Modify the use_move method in the Pokemon class to use this new damage calculation:

def use_move(self, move, target):
    print(f"{self.name} used {move.name}!")
    damage = calculate_damage(self, target, move)
    target.hp -= damage
    print(f"{target.name} took {damage} damage!")

Adding Status Effects

Status effects like poison, burn, paralysis, and sleep can dramatically change the course of a battle. Implementing these effects will make our simulator more realistic and strategic.

First, let's define an apply_status method in the Pokemon class:

def apply_status(self, status):
    self.status = status
    print(f"{self.name} is now {status}!")

Then, we can add status effects to our moves. For example, we can add a chance for a move to inflict poison:

class Move:
    def __init__(self, name, type, power, status=None, status_chance=0):
        self.name = name
        self.type = type
        self.power = power
        self.status = status
        self.status_chance = status_chance

Modify the use_move method in the Pokemon class to apply status effects:

import random

def use_move(self, move, target):
    print(f"{self.name} used {move.name}!")
    damage = calculate_damage(self, target, move)
    target.hp -= damage
    print(f"{target.name} took {damage} damage!")

    if move.status and random.random() < move.status_chance:
        target.apply_status(move.status)

Implementing AI

Right now, our simulator is purely turn-based, with the first move of each Pokémon being used. Implementing AI would allow the Pokémon to make strategic decisions, such as choosing the most effective move or switching out when their HP is low.

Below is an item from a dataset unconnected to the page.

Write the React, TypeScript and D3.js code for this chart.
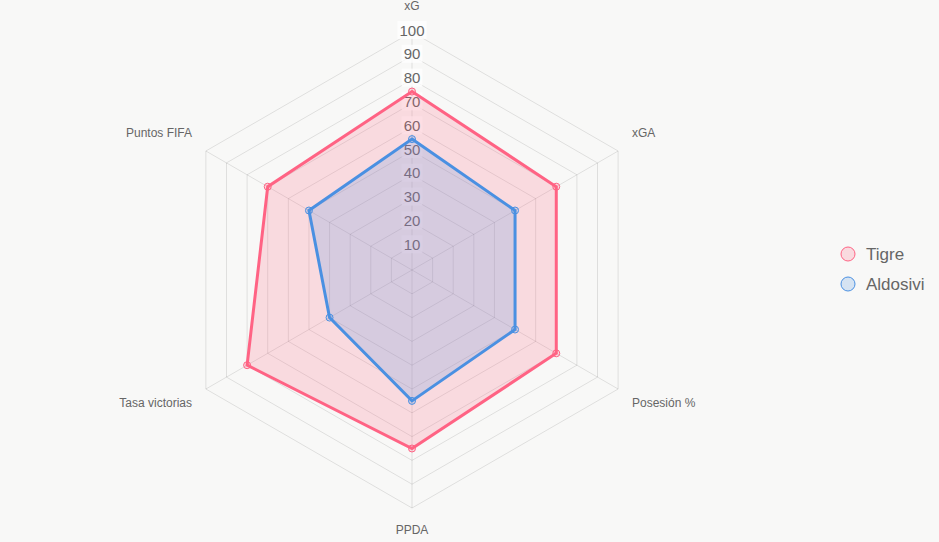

We can start with a simple AI that chooses a random move:

def choose_move(self):
    return random.choice(self.moves)

Then, modify the perform_turn method in the Battle class to use this AI:

move = self.attacker.choose_move()

Conclusion

Alright, trainers, we've reached the end of our coding journey! We've built a basic Pokémon battle simulator using Python, and hopefully, you've had a blast along the way. Remember, this is just the beginning. There's so much more you can add and improve, from implementing more complex AI to adding animations and sound effects.

The key is to keep experimenting and having fun. Coding should be an adventure, and what better adventure than creating your own Pokémon world? So, go forth, code, and may your battles be ever in your favor! Happy coding, and catch you later!